* Required work: Copy the data exactly as it appears, and do not include any pictures.
───── Given data
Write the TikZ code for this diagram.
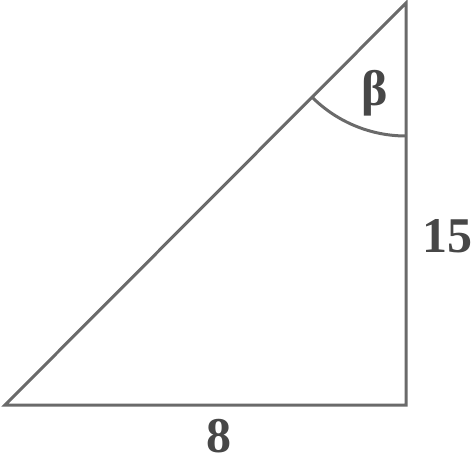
\documentclass[tikz,border=0pt]{standalone}
\usepackage{fontspec}
\setmainfont{Liberation Serif}
\definecolor{edge}{HTML}{6A6A6A}
\definecolor{ink}{HTML}{474747}
\begin{document}
\begin{tikzpicture}[x=1pt,y=-1pt,
  side/.style={draw=edge,line width=3pt,line join=miter},
  lbl/.style={text=ink,font=\fontsize{50}{60}\selectfont\bfseries,inner sep=0pt}]
\useasboundingbox (0,0) rectangle (474,466);
\coordinate (A) at (5,405);
\coordinate (B) at (406,405);
\coordinate (C) at (406,3);
\draw[side] (A) -- (B) -- (C) -- cycle;
\draw[side] (C) ++(90:133) arc[start angle=90,end angle=135,radius=133];
\node[lbl] (beta) at (375,93) {β};
\node[lbl] (fifteen) at (447,236) {15};
\node[lbl] (eight) at (219,436) {8};
\end{tikzpicture}
\end{document}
──────────
* Written answer:
Write the TikZ code for this diagram.
\documentclass[tikz,border=0pt]{standalone}
\usepackage{fontspec}
\setmainfont{Liberation Serif}
\definecolor{edge}{HTML}{6A6A6A}
\definecolor{ink}{HTML}{474747}
\begin{document}
\begin{tikzpicture}[x=1pt,y=-1pt,
  side/.style={draw=edge,line width=3pt,line join=miter},
  lbl/.style={text=ink,font=\fontsize{50}{60}\selectfont\bfseries,inner sep=0pt}]
\useasboundingbox (0,0) rectangle (474,466);
\coordinate (A) at (5,405);
\coordinate (B) at (406,405);
\coordinate (C) at (406,3);
\draw[side] (A) -- (B) -- (C) -- cycle;
\draw[side] (C) ++(90:133) arc[start angle=90,end angle=135,radius=133];
\node[lbl] (beta) at (375,93) {β};
\node[lbl] (fifteen) at (447,236) {15};
\node[lbl] (eight) at (219,436) {8};
\end{tikzpicture}
\end{document}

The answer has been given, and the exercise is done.